Figure scripts
════════════════════

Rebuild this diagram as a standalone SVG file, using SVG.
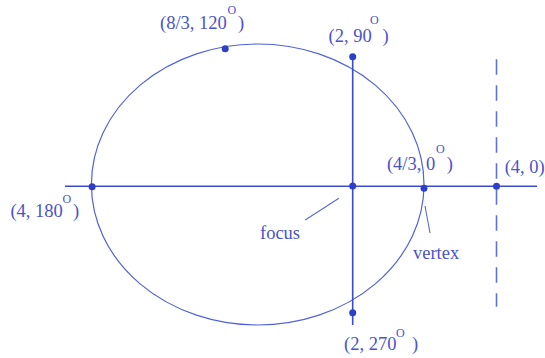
<svg xmlns="http://www.w3.org/2000/svg" width="545" height="358" viewBox="0 0 545 358">
<style>
text{font-family:'Liberation Serif','DejaVu Serif',serif;font-size:18.5px;fill:#4b53c9}
.deg{font-size:12px}
.ax{stroke:#3b4bd6;stroke-width:1.6;fill:none}
.ell{stroke:#5262d8;stroke-width:1.2;fill:none}
.lead{stroke:#5a68d8;stroke-width:1.1;fill:none}
.dash{stroke:#6070dc;stroke-width:1.6;stroke-dasharray:15.5 10.5;fill:none}
.dot{fill:#2f3ec6}
</style>
<rect width="545" height="358" fill="#ffffff"/>
<g id="ellipse"><ellipse class="ell" cx="257.7" cy="184.5" rx="166.3" ry="140.5"/></g>
<g id="connectors">
<line class="ax" x1="65" y1="186.3" x2="537" y2="186.3"/>
<line class="ax" x1="352.7" y1="56.7" x2="352.7" y2="325"/>
<line class="dash" x1="496.5" y1="59.3" x2="496.5" y2="306.7"/>
<line class="lead" x1="338.9" y1="198.3" x2="305.2" y2="220"/>
<line class="lead" x1="425" y1="206" x2="430" y2="233"/>
</g>
<g id="p120"><circle class="dot" cx="225.2" cy="48.7" r="3.5"/>
<text x="160" y="29.3" font-family="Liberation Serif, serif">(8/3, 120<tspan class="deg" x="227.6" y="14">O</tspan><tspan x="238" y="29.3">)</tspan></text></g>
<g id="p90"><circle class="dot" cx="352.7" cy="56.7" r="3.5"/>
<text x="328.5" y="41.7" font-family="Liberation Serif, serif">(2, 90<tspan class="deg" x="370" y="24">O</tspan><tspan x="382.5" y="41.7">)</tspan></text></g>
<g id="p0"><circle class="dot" cx="424" cy="188.3" r="3.5"/>
<text x="386.9" y="170" font-family="Liberation Serif, serif">(4/3, 0<tspan class="deg" x="436" y="153">O</tspan><tspan x="446.7" y="170">)</tspan></text></g>
<g id="directrix"><circle class="dot" cx="496.5" cy="186.3" r="3.5"/>
<text x="504.7" y="172.7" font-family="Liberation Serif, serif">(4, 0)</text></g>
<g id="p180"><circle class="dot" cx="92.1" cy="186.8" r="3.5"/>
<text x="10.4" y="216.7" font-family="Liberation Serif, serif">(4, 180<tspan class="deg" x="62.6" y="202.7">O</tspan><tspan x="73" y="216.7">)</tspan></text></g>
<g id="focus"><circle class="dot" cx="352.7" cy="186" r="3.5"/>
<text x="260" y="239.3" font-family="Liberation Serif, serif">focus</text></g>
<g id="vertex"><text x="413" y="259.3" font-family="Liberation Serif, serif">vertex</text></g>
<g id="p270"><circle class="dot" cx="352.7" cy="312.7" r="3.5"/>
<text x="344" y="350" font-family="Liberation Serif, serif">(2, 270<tspan class="deg" x="396" y="336.7">O</tspan><tspan x="412" y="350">)</tspan></text></g>
</svg>
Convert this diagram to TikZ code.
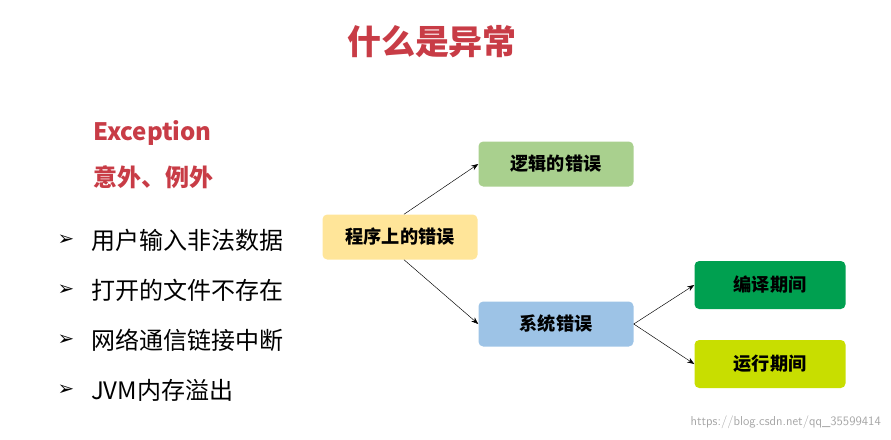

════════════════════

Read the data above. Pull out each line in which the string "diagram" appears.

Rebuild this diagram as a standalone SVG file, using SVG.
Convert this diagram to TikZ code.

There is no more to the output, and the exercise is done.